Role of Cummings and Service of Process
The court also focused on the role of Cummings in the context of service of process law under Virginia statutes. It noted that, according to Virginia law, if a foreign corporation lacks a statutory agent, service can be executed on any other agent who operates on its behalf. Cummings, despite lacking the authority to finalize contracts or accept payments, was nonetheless engaged in activities that constituted sufficient representation of the corporation in Virginia. His responsibilities included advising licensed bottlers, procuring samples, and conducting preliminary negotiations, which the court deemed sufficient to establish him as an agent of the corporation for service purposes. Consequently, the court concluded that service of process upon Cummings was valid, affirming the notion that an agent does not need to possess full authority to bind the corporation for service to be proper under state law.

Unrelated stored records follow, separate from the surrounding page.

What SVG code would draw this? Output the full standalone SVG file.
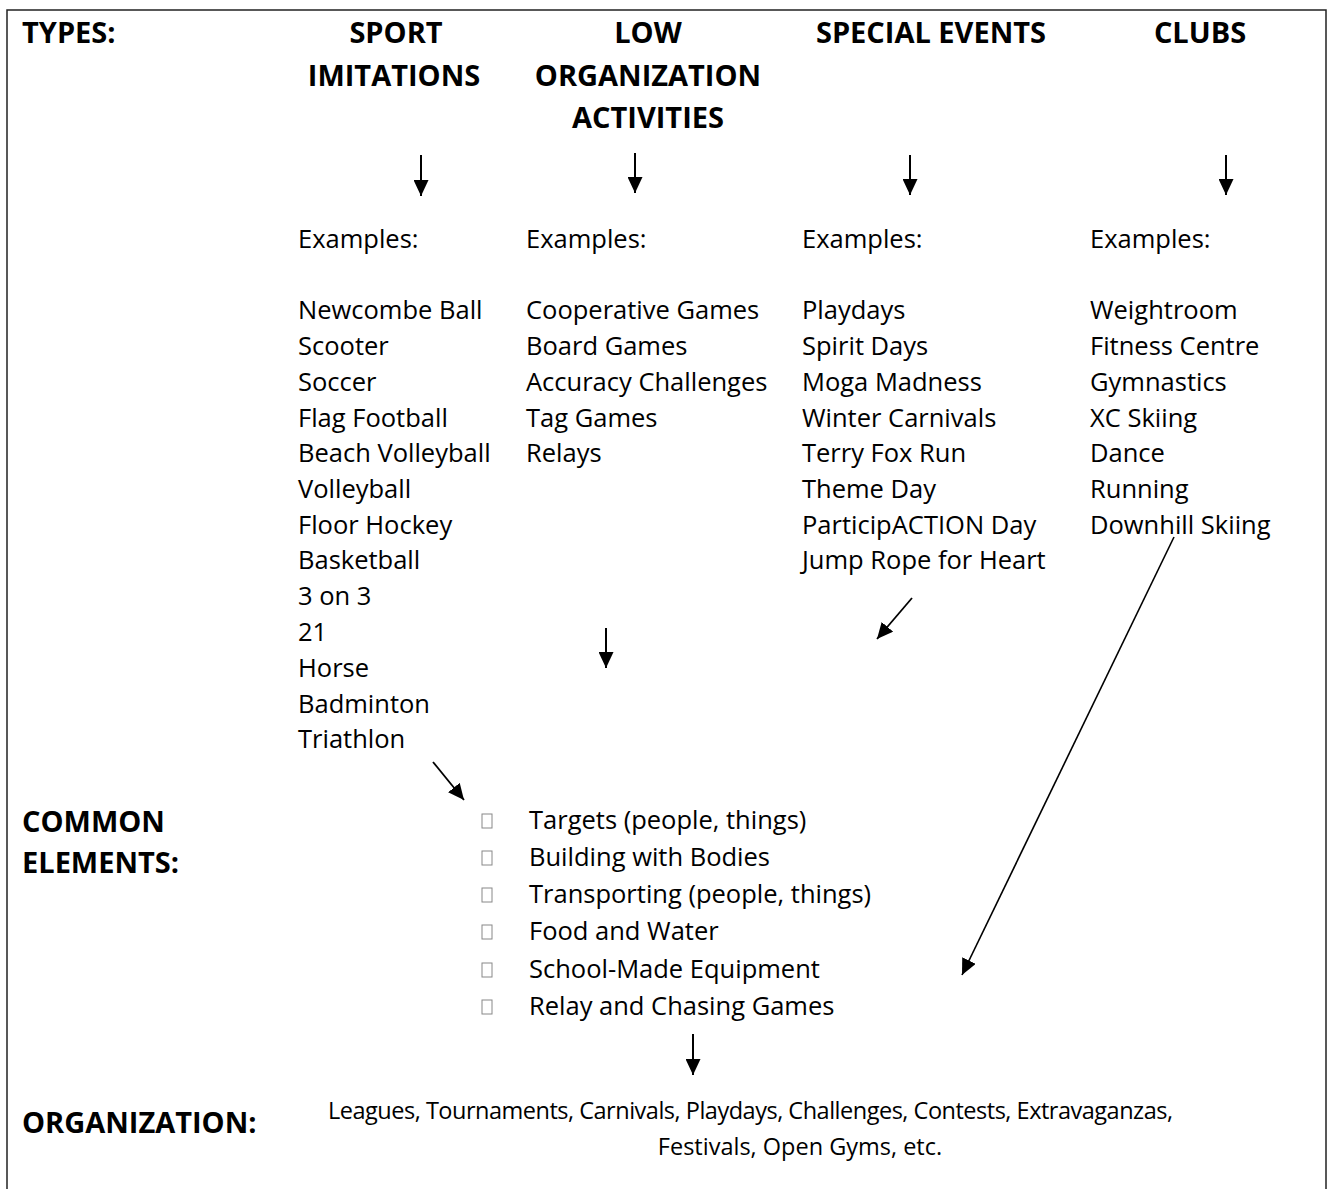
<svg xmlns="http://www.w3.org/2000/svg" width="1327" height="1189" viewBox="0 0 1327 1189">
<style>
.hd{font-family:"Open Sans","Liberation Sans",sans-serif;font-weight:bold;font-size:29px;fill:#000}
.tx{font-family:"Open Sans","Liberation Sans",sans-serif;font-size:25.5px;fill:#000}
.org{font-family:"Open Sans","Liberation Sans",sans-serif;font-size:23.5px;fill:#000}
.mid{text-anchor:middle}
.con{stroke:#000;fill:none}
.blt{fill:none;stroke:#888;stroke-width:1}
</style>
<defs>
<marker id="ah" markerUnits="userSpaceOnUse" viewBox="0 0 16 15" markerWidth="16" markerHeight="15" refX="16" refY="7.5" orient="auto">
<path d="M0,0 L16,7.5 L0,15 z" fill="#000"/>
</marker>
</defs>
<rect width="1327" height="1189" fill="#fff"/>
<g id="frame" stroke="#222" stroke-width="1.5" fill="none">
<path d="M7,1189 V10 H1326 V1189"/>
</g>
<g id="types-label"><text class="hd" x="22" y="43">TYPES:</text></g>
<g id="sport">
<text class="hd mid" x="396" y="43">SPORT</text>
<text class="hd mid" x="394" y="86">IMITATIONS</text>
</g>
<g id="low">
<text class="hd mid" x="648" y="43">LOW</text>
<text class="hd mid" x="648" y="86">ORGANIZATION</text>
<text class="hd mid" x="648" y="128">ACTIVITIES</text>
</g>
<g id="special"><text class="hd mid" x="931" y="43">SPECIAL EVENTS</text></g>
<g id="clubs"><text class="hd mid" x="1200" y="43">CLUBS</text></g>
<g id="sport-examples" class="tx">
<text x="298" y="248">Examples:</text>
<text x="298" y="319">Newcombe Ball</text>
<text x="298" y="355">Scooter</text>
<text x="298" y="391">Soccer</text>
<text x="298" y="427">Flag Football</text>
<text x="298" y="462">Beach Volleyball</text>
<text x="298" y="498">Volleyball</text>
<text x="298" y="534">Floor Hockey</text>
<text x="298" y="569">Basketball</text>
<text x="298" y="605">3 on 3</text>
<text x="298" y="641">21</text>
<text x="298" y="677">Horse</text>
<text x="298" y="713">Badminton</text>
<text x="298" y="748">Triathlon</text>
</g>
<g id="low-examples" class="tx">
<text x="526" y="248">Examples:</text>
<text x="526" y="319">Cooperative Games</text>
<text x="526" y="355">Board Games</text>
<text x="526" y="391">Accuracy Challenges</text>
<text x="526" y="427">Tag Games</text>
<text x="526" y="462">Relays</text>
</g>
<g id="special-examples" class="tx">
<text x="802" y="248">Examples:</text>
<text x="802" y="319">Playdays</text>
<text x="802" y="355">Spirit Days</text>
<text x="802" y="391">Moga Madness</text>
<text x="802" y="427">Winter Carnivals</text>
<text x="802" y="462">Terry Fox Run</text>
<text x="802" y="498">Theme Day</text>
<text x="802" y="534">ParticipACTION Day</text>
<text x="802" y="569">Jump Rope for Heart</text>
</g>
<g id="clubs-examples" class="tx">
<text x="1090" y="248">Examples:</text>
<text x="1090" y="319">Weightroom</text>
<text x="1090" y="355">Fitness Centre</text>
<text x="1090" y="391">Gymnastics</text>
<text x="1090" y="427">XC Skiing</text>
<text x="1090" y="462">Dance</text>
<text x="1090" y="498">Running</text>
<text x="1090" y="534">Downhill Skiing</text>
</g>
<g id="common-label">
<text class="hd" x="22" y="832">COMMON</text>
<text class="hd" x="22" y="873">ELEMENTS:</text>
</g>
<g id="common-elements">
<rect class="blt" x="482" y="814" width="10" height="14"/>
<rect class="blt" x="482" y="851" width="10" height="14"/>
<rect class="blt" x="482" y="888" width="10" height="14"/>
<rect class="blt" x="482" y="925" width="10" height="14"/>
<rect class="blt" x="482" y="963" width="10" height="14"/>
<rect class="blt" x="482" y="1000" width="10" height="14"/>
<g class="tx">
<text x="529" y="829">Targets (people, things)</text>
<text x="529" y="866">Building with Bodies</text>
<text x="529" y="903">Transporting (people, things)</text>
<text x="529" y="940">Food and Water</text>
<text x="529" y="978">School-Made Equipment</text>
<text x="529" y="1015">Relay and Chasing Games</text>
</g>
</g>
<g id="organization-label"><text class="hd" x="22" y="1133">ORGANIZATION:</text></g>
<g id="organization" class="org">
<text x="328" y="1119" textLength="845" lengthAdjust="spacing">Leagues, Tournaments, Carnivals, Playdays, Challenges, Contests, Extravaganzas,</text>
<text class="mid" x="800" y="1155">Festivals, Open Gyms, etc.</text>
</g>
<g id="connectors" class="con" marker-end="url(#ah)">
<line x1="421" y1="155" x2="421" y2="196" stroke-width="2"/>
<line x1="635" y1="153" x2="635" y2="193" stroke-width="2"/>
<line x1="910" y1="155" x2="910" y2="195" stroke-width="2"/>
<line x1="1226" y1="155" x2="1226" y2="195" stroke-width="2"/>
<line x1="606" y1="628" x2="606" y2="668" stroke-width="2"/>
<line x1="693" y1="1034" x2="693" y2="1075" stroke-width="2"/>
<line x1="433" y1="762" x2="464" y2="800" stroke-width="1.8"/>
<line x1="912" y1="598" x2="877" y2="639" stroke-width="1.8"/>
<line x1="1174" y1="537" x2="962" y2="975" stroke-width="1.6"/>
</g>
</svg>
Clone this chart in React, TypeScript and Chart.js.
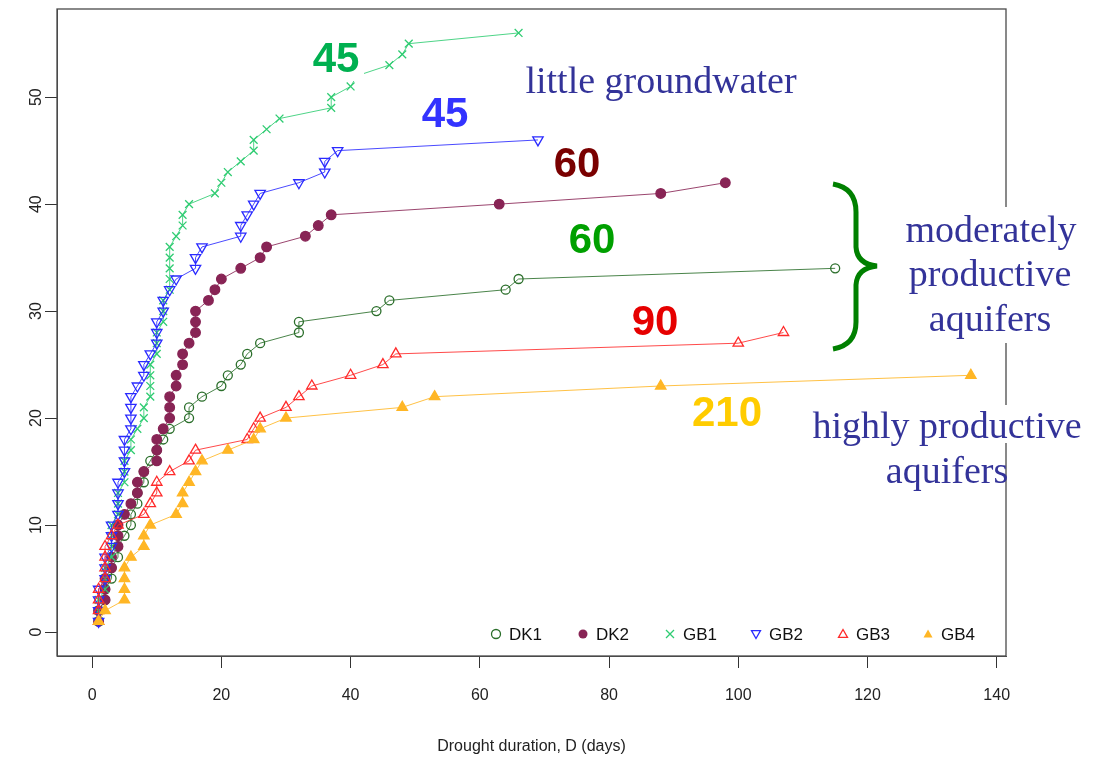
import React, { useEffect, useRef } from 'react';
import { Chart, registerables } from 'chart.js';

Chart.register(...registerables);

// ---------- data ----------
const xTicks = [0, 20, 40, 60, 80, 100, 120, 140];
const yTicks = [0, 10, 20, 30, 40, 50];
const seriesNames = ['DK1', 'DK2', 'GB1', 'GB2', 'GB3', 'GB4'];

const dk1X = [1, 1, 2, 2, 3, 3, 4, 4, 5, 6, 6, 7, 7, 8, 8, 9, 10, 11, 12, 15, 15, 17, 20, 21, 23, 24, 26, 32, 32, 44, 46, 64, 66, 115];
const dk1Y = [1, 2, 3, 4, 5, 6, 7, 8, 9, 10, 11, 12, 13, 14, 15, 16, 17, 18, 19, 20, 21, 22, 23, 24, 25, 26, 27, 28, 29, 30, 31, 32, 33, 34];

const dk2X = [1, 1, 2, 2, 2, 3, 3, 4, 4, 4, 5, 6, 7, 7, 8, 10, 10, 10, 11, 12, 12, 12, 13, 13, 14, 14, 15, 16, 16, 16, 18, 19, 20, 23, 26, 27, 33, 35, 37, 63, 88, 98];
const dk2Y = [1, 2, 3, 4, 5, 6, 7, 8, 9, 10, 11, 12, 13, 14, 15, 16, 17, 18, 19, 20, 21, 22, 23, 24, 25, 26, 27, 28, 29, 30, 31, 32, 33, 34, 35, 36, 37, 38, 39, 40, 41, 42];

const gb1X = [1, 1, 1, 2, 2, 2, 3, 3, 3, 3, 4, 4, 4, 5, 5, 5, 6, 6, 7, 8, 8, 9, 9, 9, 9, 10, 10, 10, 11, 11, 11, 12, 12, 12, 12, 12, 13, 14, 14, 15, 19, 20, 21, 23, 25, 25, 27, 29, 37, 37, 40, 41, 46, 48, 49, 66];
const gb1Y = [1, 2, 3, 4, 5, 6, 7, 8, 9, 10, 11, 12, 13, 14, 15, 16, 17, 18, 19, 20, 21, 22, 23, 24, 25, 26, 27, 28, 29, 30, 31, 32, 33, 34, 35, 36, 37, 38, 39, 40, 41, 42, 43, 44, 45, 46, 47, 48, 49, 50, 51, 52, 53, 54, 55, 56];

const gb2X = [1, 1, 1, 1, 2, 2, 2, 3, 3, 3, 4, 4, 4, 4, 5, 5, 5, 5, 6, 6, 6, 6, 7, 8, 8, 9, 10, 10, 10, 11, 11, 12, 13, 16, 16, 17, 23, 23, 24, 25, 26, 32, 36, 36, 38, 69];
const gb2Y = [1, 2, 3, 4, 5, 6, 7, 8, 9, 10, 11, 12, 13, 14, 15, 16, 17, 18, 19, 20, 21, 22, 23, 24, 25, 26, 27, 28, 29, 30, 31, 32, 33, 34, 35, 36, 37, 38, 39, 40, 41, 42, 43, 44, 45, 46];

const gb3X = [1, 1, 1, 1, 2, 2, 2, 2, 3, 4, 8, 9, 10, 10, 12, 15, 16, 24, 25, 26, 30, 32, 34, 40, 45, 47, 100, 107];
const gb3Y = [1, 2, 3, 4, 5, 6, 7, 8, 9, 10, 11, 12, 13, 14, 15, 16, 17, 18, 19, 20, 21, 22, 23, 24, 25, 26, 27, 28];

const gb4X = [1, 2, 5, 5, 5, 5, 6, 8, 8, 9, 13, 14, 14, 15, 16, 17, 21, 25, 26, 30, 48, 53, 88, 136];
const gb4Y = [1, 2, 3, 4, 5, 6, 7, 8, 9, 10, 11, 12, 13, 14, 15, 16, 17, 18, 19, 20, 21, 22, 23, 24];

const numberLabels = ['45', '45', '60', '60', '90', '210'];
const xTitle = 'Drought duration, D (days)';
const textLittle = 'little groundwater';
const textModerate = ['moderately', 'productive', 'aquifers'];
const textHigh = ['highly productive', 'aquifers'];

// ---------- styles ----------
const colors = ['#2a6e2a', '#882455', '#2fcc72', '#2a2aff', '#ff2a2a', '#ffb625'];
const SANS = '"Liberation Sans", Arial, sans-serif';
const SERIF = '"Liberation Serif", "Times New Roman", serif';

function lineColor(hex: string, a: number) {
  const r = parseInt(hex.slice(1, 3), 16);
  const g = parseInt(hex.slice(3, 5), 16);
  const b = parseInt(hex.slice(5, 7), 16);
  return `rgba(${r},${g},${b},${a})`;
}

function pts(xs: number[], ys: number[]) {
  return xs.map((x, i) => ({ x, y: ys[i] }));
}

function drawMarker(ctx: CanvasRenderingContext2D, kind: string, x: number, y: number, r: number, color: string) {
  ctx.save();
  ctx.strokeStyle = color;
  ctx.fillStyle = color;
  ctx.lineWidth = 1.3;
  ctx.beginPath();
  if (kind === 'circleOpen' || kind === 'circleFill') {
    ctx.arc(x, y, r, 0, Math.PI * 2);
    if (kind === 'circleFill') ctx.fill(); else ctx.stroke();
  } else if (kind === 'cross') {
    ctx.moveTo(x - r, y - r); ctx.lineTo(x + r, y + r);
    ctx.moveTo(x + r, y - r); ctx.lineTo(x - r, y + r);
    ctx.stroke();
  } else if (kind === 'triDown') {
    ctx.moveTo(x - r, y - r * 0.75); ctx.lineTo(x + r, y - r * 0.75); ctx.lineTo(x, y + r); ctx.closePath();
    ctx.stroke();
  } else {
    ctx.moveTo(x - r, y + r * 0.75); ctx.lineTo(x + r, y + r * 0.75); ctx.lineTo(x, y - r); ctx.closePath();
    if (kind === 'triFill') ctx.fill(); else ctx.stroke();
  }
  ctx.restore();
}

const decorPlugin = {
  id: 'decor',
  afterDraw(chart: any) {
    const { ctx, chartArea: a, scales } = chart;
    ctx.save();
    // plot box
    ctx.strokeStyle = '#4a4a4a';
    ctx.lineWidth = 1.3;
    ctx.strokeRect(a.left, a.top, a.right - a.left, a.bottom - a.top);

    // y tick labels (rotated like R)
    ctx.fillStyle = '#222';
    ctx.font = `16px ${SANS}`;
    ctx.textAlign = 'center';
    ctx.textBaseline = 'middle';
    yTicks.forEach((v) => {
      const py = scales.y.getPixelForValue(v);
      ctx.save();
      ctx.translate(37, py);
      ctx.rotate(-Math.PI / 2);
      ctx.fillText(String(v), 0, 0);
      ctx.restore();
    });

    // white backgrounds behind labels
    ctx.fillStyle = '#ffffff';
    ctx.fillRect(306, 32, 58, 49);
    ctx.fillRect(898, 207, 186, 136);
    ctx.fillRect(805, 405, 283, 38);

    // bold numbers
    ctx.font = `bold 42px ${SANS}`;
    ctx.textAlign = 'center';
    ctx.textBaseline = 'alphabetic';
    const numPos = [
      [336, 72, '#00b050'],
      [445, 127, '#3333ff'],
      [577, 177, '#7a0000'],
      [592, 253, '#00a000'],
      [655, 335, '#e60000'],
      [727, 426, '#ffcc00'],
    ];
    numberLabels.forEach((t, i) => {
      ctx.fillStyle = numPos[i][2] as string;
      ctx.fillText(t, numPos[i][0] as number, numPos[i][1] as number);
    });

    // serif texts
    ctx.fillStyle = '#333399';
    ctx.font = `38px ${SERIF}`;
    ctx.fillText(textLittle, 661, 93);
    ctx.fillText(textModerate[0], 991, 242);
    ctx.fillText(textModerate[1], 990, 286);
    ctx.fillText(textModerate[2], 990, 331);
    ctx.fillText(textHigh[0], 947, 438);
    ctx.fillText(textHigh[1], 947, 483);

    // brace
    ctx.strokeStyle = '#008000';
    ctx.lineWidth = 5;
    ctx.lineCap = 'butt';
    ctx.beginPath();
    ctx.moveTo(833, 184);
    ctx.quadraticCurveTo(856, 188, 856, 212);
    ctx.lineTo(856, 247);
    ctx.quadraticCurveTo(857, 264, 877, 266);
    ctx.quadraticCurveTo(857, 268, 856, 285);
    ctx.lineTo(856, 322);
    ctx.quadraticCurveTo(856, 345, 833, 349);
    ctx.stroke();

    // legend
    const kinds = ['circleOpen', 'circleFill', 'cross', 'triDown', 'triUp', 'triFill'];
    const mx = [496, 583, 670, 756, 843, 928];
    const ly = 634;
    ctx.font = `17px ${SANS}`;
    ctx.textAlign = 'left';
    ctx.textBaseline = 'middle';
    seriesNames.forEach((n, i) => {
      drawMarker(ctx, kinds[i], mx[i], ly, kinds[i] === 'cross' ? 4 : 4.5, colors[i]);
      ctx.fillStyle = '#111';
      ctx.fillText(n, mx[i] + 13, ly + 1);
    });
    ctx.restore();
  },
};

export default function App() {
  const ref = useRef<HTMLCanvasElement>(null);

  useEffect(() => {
    document.body.style.margin = '0';
    document.body.style.background = '#ffffff';
    const canvas = ref.current!;
    const seriesData = [
      pts(dk1X, dk1Y),
      pts(dk2X, dk2Y),
      pts(gb1X, gb1Y),
      pts(gb2X, gb2Y),
      pts(gb3X, gb3Y),
      pts(gb4X, gb4Y),
    ];
    const pStyle: any[] = ['circle', 'circle', 'crossRot', 'triangle', 'triangle', 'triangle'];
    const pRot = [0, 0, 0, 180, 0, 0];
    const pRad = [4.5, 4.8, 5.5, 6, 6, 6];
    const filled = [false, true, false, false, false, true];

    const datasets = seriesData.map((d, i) => ({
      label: seriesNames[i],
      data: d,
      showLine: true,
      borderColor: lineColor(colors[i], 0.85),
      borderWidth: 1,
      pointStyle: pStyle[i],
      pointRotation: pRot[i],
      pointRadius: pRad[i],
      pointBorderWidth: 1.3,
      pointBorderColor: colors[i],
      pointBackgroundColor: filled[i] ? colors[i] : 'rgba(0,0,0,0)',
      fill: false,
      tension: 0,
      order: 6 - i,
    }));

    const chart = new Chart(canvas, {
      type: 'scatter',
      data: { datasets },
      options: {
        animation: false,
        responsive: false,
        devicePixelRatio: 1,
        layout: { padding: { top: 9, right: 95, left: 0, bottom: 0 } },
        plugins: { legend: { display: false }, tooltip: { enabled: false } },
        scales: {
          x: {
            type: 'linear',
            min: -5.44,
            max: 141.44,
            afterBuildTicks: (s: any) => { s.ticks = xTicks.map((v) => ({ value: v })); },
            afterFit: (s: any) => { s.height = 102; },
            grid: { display: true, drawOnChartArea: false, drawTicks: true, tickLength: 12, color: '#333' },
            border: { display: true, color: '#4a4a4a' },
            ticks: { color: '#222', font: { family: SANS, size: 16 }, padding: 18, maxRotation: 0, autoSkip: false },
            title: { display: true, text: xTitle, color: '#222', font: { family: SANS, size: 16 }, padding: { top: 0, bottom: 2 } },
          },
          y: {
            type: 'linear',
            min: -2.24,
            max: 58.24,
            afterBuildTicks: (s: any) => { s.ticks = yTicks.map((v) => ({ value: v })); },
            afterFit: (s: any) => { s.width = 57; },
            grid: { display: true, drawOnChartArea: false, drawTicks: true, tickLength: 12, color: '#333' },
            border: { display: true, color: '#4a4a4a' },
            ticks: { display: false },
          },
        },
      },
      plugins: [decorPlugin],
    } as any);
    return () => chart.destroy();
  }, []);

  return (
    <div style={{ width: 1101, height: 758, background: '#fff' }}>
      <canvas ref={ref} width={1101} height={758} style={{ display: 'block' }} />
    </div>
  );
}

Implications of the Ruling
The court's ruling indicated a broader interpretation of what constitutes "doing business" in a state, particularly concerning foreign corporations. It signaled that the mere existence of a subsidiary does not automatically shield a parent company from jurisdiction in states where the subsidiary operates, especially when the subsidiary lacks genuine independence. This case reinforced the principle that courts could look beyond formal corporate structures to evaluate the realities of business operations. The court's decision also underscored the importance of the activities of agents and representatives in determining jurisdiction, suggesting that companies should be aware that their operational practices could expose them to legal proceedings in jurisdictions where they engage in business, even if they have established separate corporate entities.
Conclusion of the Court
In conclusion, the court reversed the District Court's judgment, reinstating the validity of the service of process and allowing the case to proceed. The ruling clarified that the activities of the Orange-Crush Company in Virginia were sufficient to establish jurisdiction, as the operational control and business activities were conducted predominantly through the parent company and its representative, Cummings. The court's decision emphasized that the formal existence of the Virginia subsidiary was insufficient to insulate the parent company from jurisdictional claims in Virginia. By remanding the case for further proceedings, the court ensured that the plaintiff would have an opportunity to pursue his claims against the defendant corporation based on the established jurisdiction.